THE TASK:
Reproduce, word for word, the span of lines starting at the line holding "Write a Python" and ending at the line holding "import plotly.graph_objects as go". Omit every picture.

>> BEGIN DATA SHOWN

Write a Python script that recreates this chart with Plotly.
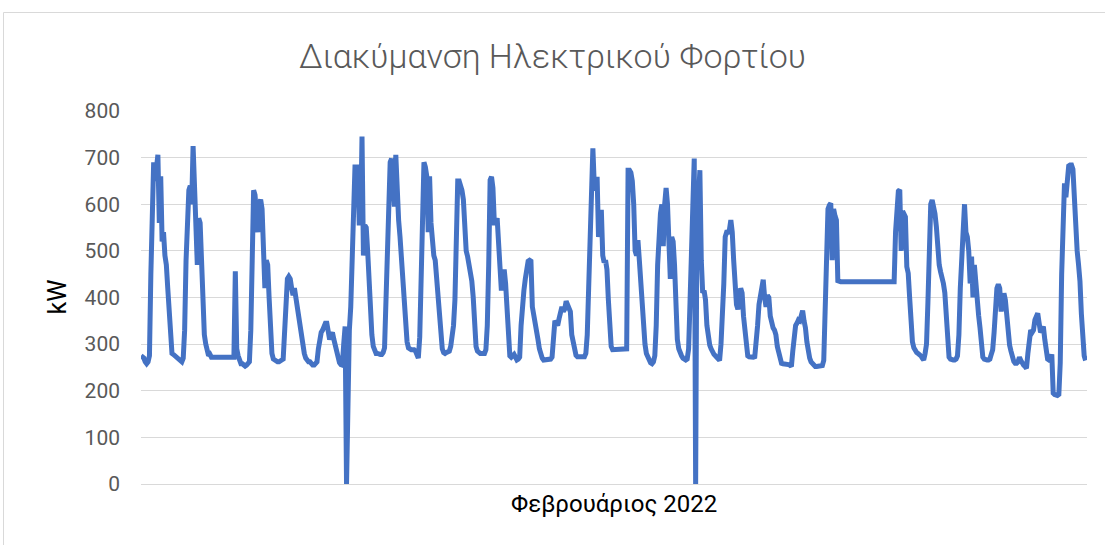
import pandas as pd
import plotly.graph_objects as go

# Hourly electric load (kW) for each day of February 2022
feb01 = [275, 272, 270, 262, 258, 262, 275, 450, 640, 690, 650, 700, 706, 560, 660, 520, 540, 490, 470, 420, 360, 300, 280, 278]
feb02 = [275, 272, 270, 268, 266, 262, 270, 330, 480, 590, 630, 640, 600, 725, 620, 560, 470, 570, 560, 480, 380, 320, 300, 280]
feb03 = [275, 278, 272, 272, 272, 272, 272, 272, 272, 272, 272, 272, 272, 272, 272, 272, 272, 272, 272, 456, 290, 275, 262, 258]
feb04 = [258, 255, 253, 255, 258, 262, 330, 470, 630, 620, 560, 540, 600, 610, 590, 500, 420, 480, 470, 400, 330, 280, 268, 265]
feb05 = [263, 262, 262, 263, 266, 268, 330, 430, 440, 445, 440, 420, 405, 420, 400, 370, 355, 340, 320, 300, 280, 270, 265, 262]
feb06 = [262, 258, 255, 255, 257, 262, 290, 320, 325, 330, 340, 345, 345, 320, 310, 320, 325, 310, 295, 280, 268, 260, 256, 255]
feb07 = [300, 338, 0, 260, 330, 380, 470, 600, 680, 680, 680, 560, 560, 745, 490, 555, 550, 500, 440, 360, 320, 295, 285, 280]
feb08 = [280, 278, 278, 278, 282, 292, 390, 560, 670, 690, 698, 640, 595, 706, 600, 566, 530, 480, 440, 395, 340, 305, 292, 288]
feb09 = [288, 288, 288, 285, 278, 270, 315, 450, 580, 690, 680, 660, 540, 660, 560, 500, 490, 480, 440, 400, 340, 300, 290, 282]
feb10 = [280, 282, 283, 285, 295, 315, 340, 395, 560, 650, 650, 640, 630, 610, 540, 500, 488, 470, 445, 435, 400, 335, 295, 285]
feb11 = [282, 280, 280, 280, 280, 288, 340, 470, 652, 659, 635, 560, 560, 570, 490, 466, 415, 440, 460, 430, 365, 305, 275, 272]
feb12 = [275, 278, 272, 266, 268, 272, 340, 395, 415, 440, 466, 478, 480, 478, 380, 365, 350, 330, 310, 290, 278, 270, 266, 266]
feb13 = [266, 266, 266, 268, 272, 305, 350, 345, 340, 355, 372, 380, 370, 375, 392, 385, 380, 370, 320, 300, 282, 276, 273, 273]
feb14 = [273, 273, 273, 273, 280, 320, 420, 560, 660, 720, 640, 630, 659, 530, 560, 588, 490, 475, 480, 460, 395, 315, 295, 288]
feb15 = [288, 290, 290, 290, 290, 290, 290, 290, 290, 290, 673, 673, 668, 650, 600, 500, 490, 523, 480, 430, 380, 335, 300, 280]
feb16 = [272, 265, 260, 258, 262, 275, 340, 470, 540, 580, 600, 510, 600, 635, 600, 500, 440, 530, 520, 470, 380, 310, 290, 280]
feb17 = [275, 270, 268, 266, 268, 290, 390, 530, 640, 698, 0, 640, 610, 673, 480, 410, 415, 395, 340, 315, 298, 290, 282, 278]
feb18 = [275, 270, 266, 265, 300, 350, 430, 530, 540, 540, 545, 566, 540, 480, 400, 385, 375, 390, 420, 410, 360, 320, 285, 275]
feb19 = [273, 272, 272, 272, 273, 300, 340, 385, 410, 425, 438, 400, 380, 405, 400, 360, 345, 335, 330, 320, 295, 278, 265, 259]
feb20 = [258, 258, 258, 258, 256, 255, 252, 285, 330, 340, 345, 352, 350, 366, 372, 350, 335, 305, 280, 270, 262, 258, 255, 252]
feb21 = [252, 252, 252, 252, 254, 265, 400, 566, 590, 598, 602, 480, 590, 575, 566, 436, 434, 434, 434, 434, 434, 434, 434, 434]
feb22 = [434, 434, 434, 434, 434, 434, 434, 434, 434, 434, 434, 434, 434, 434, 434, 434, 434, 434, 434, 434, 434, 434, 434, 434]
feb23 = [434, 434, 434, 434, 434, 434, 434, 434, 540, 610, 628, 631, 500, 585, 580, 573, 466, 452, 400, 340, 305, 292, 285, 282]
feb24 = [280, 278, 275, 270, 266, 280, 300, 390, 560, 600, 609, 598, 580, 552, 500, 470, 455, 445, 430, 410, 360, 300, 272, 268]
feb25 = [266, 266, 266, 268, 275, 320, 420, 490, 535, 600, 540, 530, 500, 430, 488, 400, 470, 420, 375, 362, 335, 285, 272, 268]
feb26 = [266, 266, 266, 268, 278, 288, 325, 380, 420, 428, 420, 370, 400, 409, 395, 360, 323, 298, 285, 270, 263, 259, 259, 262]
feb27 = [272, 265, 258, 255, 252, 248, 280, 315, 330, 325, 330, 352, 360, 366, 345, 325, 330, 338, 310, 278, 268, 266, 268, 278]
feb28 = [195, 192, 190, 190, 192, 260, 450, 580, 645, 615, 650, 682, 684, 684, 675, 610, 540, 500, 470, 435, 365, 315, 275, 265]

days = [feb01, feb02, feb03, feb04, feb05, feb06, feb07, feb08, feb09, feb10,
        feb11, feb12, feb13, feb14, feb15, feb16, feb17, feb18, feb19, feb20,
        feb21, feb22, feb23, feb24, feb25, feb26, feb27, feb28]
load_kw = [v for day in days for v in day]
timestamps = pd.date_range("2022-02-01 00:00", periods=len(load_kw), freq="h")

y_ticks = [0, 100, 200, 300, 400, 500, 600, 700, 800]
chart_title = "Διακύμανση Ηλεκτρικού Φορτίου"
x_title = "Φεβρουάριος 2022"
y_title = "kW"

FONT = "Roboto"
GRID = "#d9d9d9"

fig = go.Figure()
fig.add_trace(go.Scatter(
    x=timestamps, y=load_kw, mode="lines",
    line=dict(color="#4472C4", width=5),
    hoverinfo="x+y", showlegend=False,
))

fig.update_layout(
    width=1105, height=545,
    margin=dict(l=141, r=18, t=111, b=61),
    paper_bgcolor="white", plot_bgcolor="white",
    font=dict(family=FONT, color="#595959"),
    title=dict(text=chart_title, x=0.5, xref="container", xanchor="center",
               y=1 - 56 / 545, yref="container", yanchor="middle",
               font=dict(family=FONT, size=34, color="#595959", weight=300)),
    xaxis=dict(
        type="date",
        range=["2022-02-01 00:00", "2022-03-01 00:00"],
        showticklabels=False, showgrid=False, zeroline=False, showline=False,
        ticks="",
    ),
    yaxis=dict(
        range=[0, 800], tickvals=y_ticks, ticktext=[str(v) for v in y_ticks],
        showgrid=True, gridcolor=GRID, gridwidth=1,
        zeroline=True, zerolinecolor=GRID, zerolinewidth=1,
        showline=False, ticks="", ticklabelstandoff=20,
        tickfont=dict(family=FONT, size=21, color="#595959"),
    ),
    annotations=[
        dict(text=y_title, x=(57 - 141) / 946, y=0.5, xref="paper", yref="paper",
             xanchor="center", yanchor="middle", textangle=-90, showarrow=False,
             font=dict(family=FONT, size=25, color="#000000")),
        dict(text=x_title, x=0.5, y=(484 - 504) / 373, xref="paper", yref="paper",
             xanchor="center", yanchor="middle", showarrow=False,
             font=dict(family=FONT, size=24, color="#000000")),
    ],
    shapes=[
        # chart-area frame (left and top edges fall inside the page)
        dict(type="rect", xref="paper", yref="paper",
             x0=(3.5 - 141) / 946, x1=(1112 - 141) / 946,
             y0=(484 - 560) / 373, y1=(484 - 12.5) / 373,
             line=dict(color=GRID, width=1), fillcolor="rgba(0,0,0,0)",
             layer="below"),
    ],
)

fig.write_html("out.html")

>> END DATA SHOWN
>> BEGIN DATA SHOWN

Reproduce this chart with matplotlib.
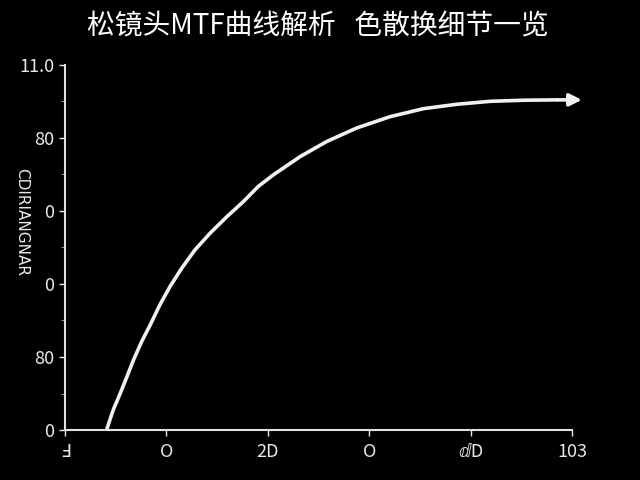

>> END DATA SHOWN

EXERCISE ANSWER:
Write a Python script that recreates this chart with Plotly.
import pandas as pd
import plotly.graph_objects as go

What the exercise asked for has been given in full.